Although Oscar Isaac’s eponymous villain in X-Men: Apocalypse is just the latest bad guy to face off against Charles Xavier’s students, he’s also the oldest threat they’ve ever faced. So old, in fact, that he’s the very first mutant who ever lived. Or, at least, he currently is. The comic book history of the X-Men has shown that to be a very uncertain position indeed.
The First First Mutant
When the X-Men first appeared, Professor Charles Xavier wasn’t just the patriarch, he was the original mutant. “I was born of parents who worked on the first A-Bomb project!” he helpfully explained in X-Men No. 1 (1963), offering a handy explanation for the entire mutant race — it’s all atomic radiation’s fault! — before suggesting that he is “possibly the first such mutant!” It’s an easy-to-understand rationale for the concept behind the series, which of course means that it couldn’t last; within a handful of years, the sun itself would be suggested as the reason for mutations. Although something didn’t add up in Xavier’s logic: If he was the son of parents who worked on the first atomic bomb, he would have been been only a few years older than the teenage X-Men at the time of the series’ launch. The first atomic bomb test, after all, had only taken place 18 years earlier …

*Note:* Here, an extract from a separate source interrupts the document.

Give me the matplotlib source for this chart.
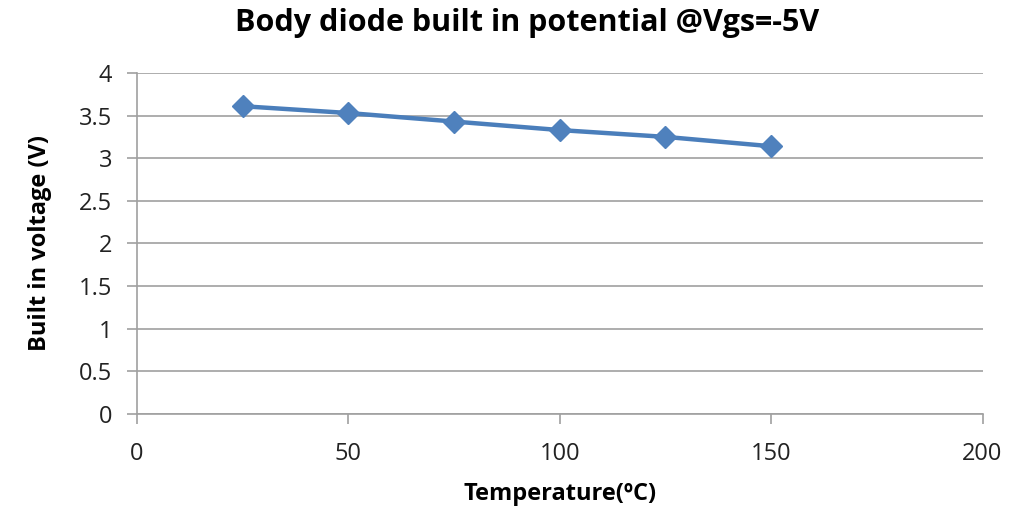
import matplotlib
matplotlib.use("Agg")
import matplotlib.pyplot as plt

plt.rcParams['font.family'] = ['Open Sans', 'DejaVu Sans']

# Dados
temperatura = [25, 50, 75, 100, 125, 150]
tensao = [3.61, 3.53, 3.43, 3.33, 3.25, 3.14]
xticks = [0, 50, 100, 150, 200]
yticks = [0, 0.5, 1, 1.5, 2, 2.5, 3, 3.5, 4]
ytick_labels = ["0", "0.5", "1", "1.5", "2", "2.5", "3", "3.5", "4"]

fig = plt.figure(figsize=(10.15, 5.14), dpi=100)
ax = fig.add_axes([0.135, 0.195, 0.833, 0.663])

ax.plot(temperatura, tensao, color="#4A7EBB", linewidth=3.2,
        marker="D", markersize=11, markerfacecolor="#4F81BD",
        markeredgecolor="#4F81BD", zorder=3)

ax.set_xlim(0, 200)
ax.set_ylim(0, 4)
ax.set_xticks(xticks)
ax.set_yticks(yticks)
ax.set_yticklabels(ytick_labels)

ax.grid(axis="y", color="#A0A0A0", linewidth=1.2)
ax.set_axisbelow(True)
for s in ["top", "right"]:
    ax.spines[s].set_visible(False)
for s in ["left", "bottom"]:
    ax.spines[s].set_color("#A0A0A0")
    ax.spines[s].set_linewidth(1.2)
ax.tick_params(axis="both", direction="out", length=7, width=1.2,
               color="#A0A0A0", labelsize=17, labelcolor="#222222")
ax.tick_params(axis="x", pad=13)
ax.tick_params(axis="y", pad=11)

ax.set_xlabel("Temperature(ºC)", fontsize=17, fontweight="bold", labelpad=12)
ax.set_ylabel("Built in voltage (V)", fontsize=17, fontweight="bold", labelpad=19)
fig.suptitle("Body diode built in potential @Vgs=-5V", fontsize=22,
             fontweight="bold", x=0.519, y=0.985)

fig.savefig("out.png", dpi=100)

It’s All Done With Magnets
Xavier’s claim to having been the first mutant was almost immediately contradicted by Magneto, who appeared in the same 1963 X-Men issue. Was he older or younger than the X-Men’s wheelchair-bound leader? That was a question left unanswered for years, but 1981’s Uncanny X-Men No. 150 offered a strange method to decide the question once and for all by establishing that Magneto had been held in Auschwitz as a child. With the sliding timeframe of the Marvel Universe, that would quickly establish Magneto as the older of the two characters — even moreso when the 2009 series Magneto: Testament established that he had actually been in his 20s when at the camp. Okay, so Magneto was the first mutant, it seemed.
The Oldest Mutant There Is
Everything got more complicated in 1990, with the publication of Uncanny X-Men No. 268, which took place in the “late summer of 1941” according to a caption, showing an adult Wolverine, with superpowers, in action alongside Captain America. (A later comic, 2001’s Origin, would declare that Wolverine — real name James Howlett — was actually born in 1885, meaning that he was a sprightly 56 years old at the time of the X-Men story. Comic book time is a weird thing, needless to say.) However old Magneto and/or Charles Xavier were, however, this seemed pretty definitive: Wolverine was almost certainly the first mutant. Probably.
The … Other First Mutant
What, then, to make of the 1990 launch of a comic book called Namor: The Sub-Mariner, a series that had as its tagline “Marvel’s first and mightiest mutant”? This was a claim made as much because of publishing reasons as in-story logic: one of the oldest Marvel characters — Namor debuted in Marvel Comics No. 1 in 1939 — the half-human, half-Atlantean anti-hero predated the entire X-Men mythology by decades. When it was declared that the character was actually a mutant, the character really did become the company’s first mutant, although whether or not he was actually older than Wolverine remained unclear.
Apocalypse Now
With the publication of Rise of Apocalypse in 1996, the question of the original mutant was seemingly settled for good — although only “seemingly,” because it’s surely only a matter of time before someone writes a story with a mutant Cro-Magnon, a la DC’s comic book Vandal Savage. Apocalypse, who had appeared a decade earlier in X-Factor No. 6, was not originally intended to have been quite so long-lived, but his mysterious backstory became more involved the more various writers decided to add new pieces to the puzzle. As his origin was revealed, it became known that En Sabah Nur was born “thousands of years ago” in Egypt, and was believed to be the first person to possess the X-Gene. Almost certainly.
X-Men: Apocalypse is released May 27.